Task instructions>
Go through the listing beneath this task and return every line that carries the string "matplotlib".

Rows from a dataset of charts and code>

--- START ---

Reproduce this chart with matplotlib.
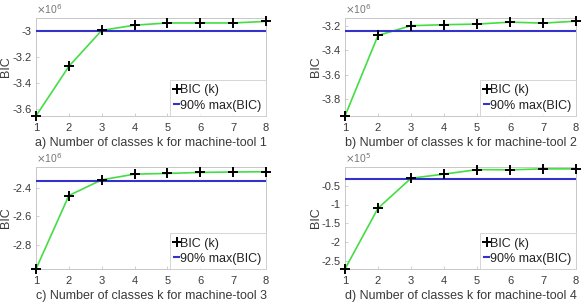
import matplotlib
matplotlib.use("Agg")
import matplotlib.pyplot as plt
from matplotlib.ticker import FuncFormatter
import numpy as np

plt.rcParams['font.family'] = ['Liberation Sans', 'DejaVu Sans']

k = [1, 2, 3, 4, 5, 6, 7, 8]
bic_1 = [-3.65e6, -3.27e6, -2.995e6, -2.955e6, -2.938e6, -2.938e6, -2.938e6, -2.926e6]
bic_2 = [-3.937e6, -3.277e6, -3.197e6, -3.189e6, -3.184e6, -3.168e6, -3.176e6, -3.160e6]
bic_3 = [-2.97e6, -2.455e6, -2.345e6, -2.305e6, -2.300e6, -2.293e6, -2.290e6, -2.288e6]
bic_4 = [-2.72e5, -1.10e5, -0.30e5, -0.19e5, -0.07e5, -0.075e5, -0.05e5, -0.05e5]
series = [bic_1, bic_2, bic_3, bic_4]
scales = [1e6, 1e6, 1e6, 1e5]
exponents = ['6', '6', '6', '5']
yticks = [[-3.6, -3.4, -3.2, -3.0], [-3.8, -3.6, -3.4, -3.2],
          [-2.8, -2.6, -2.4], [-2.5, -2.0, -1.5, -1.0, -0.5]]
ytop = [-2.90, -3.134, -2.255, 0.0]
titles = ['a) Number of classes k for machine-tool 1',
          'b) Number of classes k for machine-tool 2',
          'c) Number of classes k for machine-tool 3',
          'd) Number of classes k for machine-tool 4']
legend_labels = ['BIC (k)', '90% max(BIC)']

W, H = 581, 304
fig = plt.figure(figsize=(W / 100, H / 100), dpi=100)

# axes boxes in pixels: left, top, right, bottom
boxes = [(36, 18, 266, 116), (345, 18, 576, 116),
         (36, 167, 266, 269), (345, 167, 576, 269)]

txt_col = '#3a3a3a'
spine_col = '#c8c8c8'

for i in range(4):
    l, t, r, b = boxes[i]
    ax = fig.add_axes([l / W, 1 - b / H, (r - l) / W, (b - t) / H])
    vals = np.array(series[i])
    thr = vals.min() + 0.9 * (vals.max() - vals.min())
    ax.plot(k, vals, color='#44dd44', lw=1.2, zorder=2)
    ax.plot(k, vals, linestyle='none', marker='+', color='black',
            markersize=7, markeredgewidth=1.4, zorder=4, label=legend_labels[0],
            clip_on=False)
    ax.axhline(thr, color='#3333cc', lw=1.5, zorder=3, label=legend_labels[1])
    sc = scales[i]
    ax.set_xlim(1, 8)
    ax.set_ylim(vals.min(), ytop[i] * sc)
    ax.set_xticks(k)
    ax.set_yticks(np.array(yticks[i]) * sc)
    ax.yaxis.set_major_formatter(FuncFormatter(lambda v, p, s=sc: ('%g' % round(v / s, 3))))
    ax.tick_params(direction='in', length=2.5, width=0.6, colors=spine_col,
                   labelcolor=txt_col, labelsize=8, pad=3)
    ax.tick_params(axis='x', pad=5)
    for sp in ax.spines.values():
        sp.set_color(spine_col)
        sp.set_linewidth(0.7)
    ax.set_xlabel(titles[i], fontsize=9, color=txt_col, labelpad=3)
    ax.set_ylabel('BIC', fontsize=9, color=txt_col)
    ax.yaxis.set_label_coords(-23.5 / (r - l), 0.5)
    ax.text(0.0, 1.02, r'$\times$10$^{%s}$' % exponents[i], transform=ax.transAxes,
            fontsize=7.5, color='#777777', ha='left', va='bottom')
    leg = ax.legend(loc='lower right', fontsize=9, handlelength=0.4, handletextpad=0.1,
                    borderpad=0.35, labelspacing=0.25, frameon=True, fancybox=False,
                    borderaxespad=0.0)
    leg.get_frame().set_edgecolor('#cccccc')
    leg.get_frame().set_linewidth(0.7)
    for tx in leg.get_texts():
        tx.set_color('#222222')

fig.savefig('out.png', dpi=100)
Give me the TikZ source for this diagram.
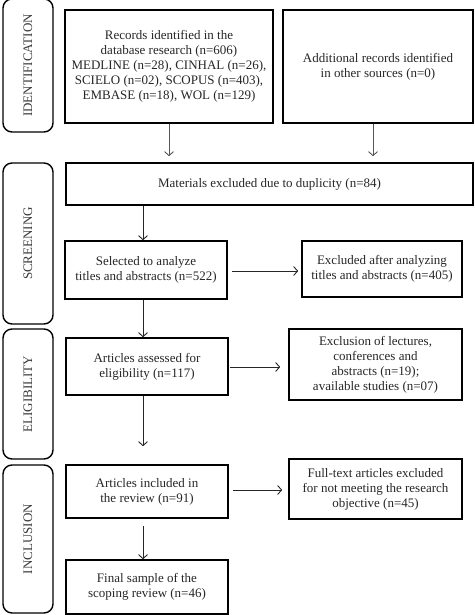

--- END ---

Output below>
Reproduce this chart with matplotlib.
import matplotlib
matplotlib.use("Agg")
import matplotlib.pyplot as plt
from matplotlib.ticker import FuncFormatter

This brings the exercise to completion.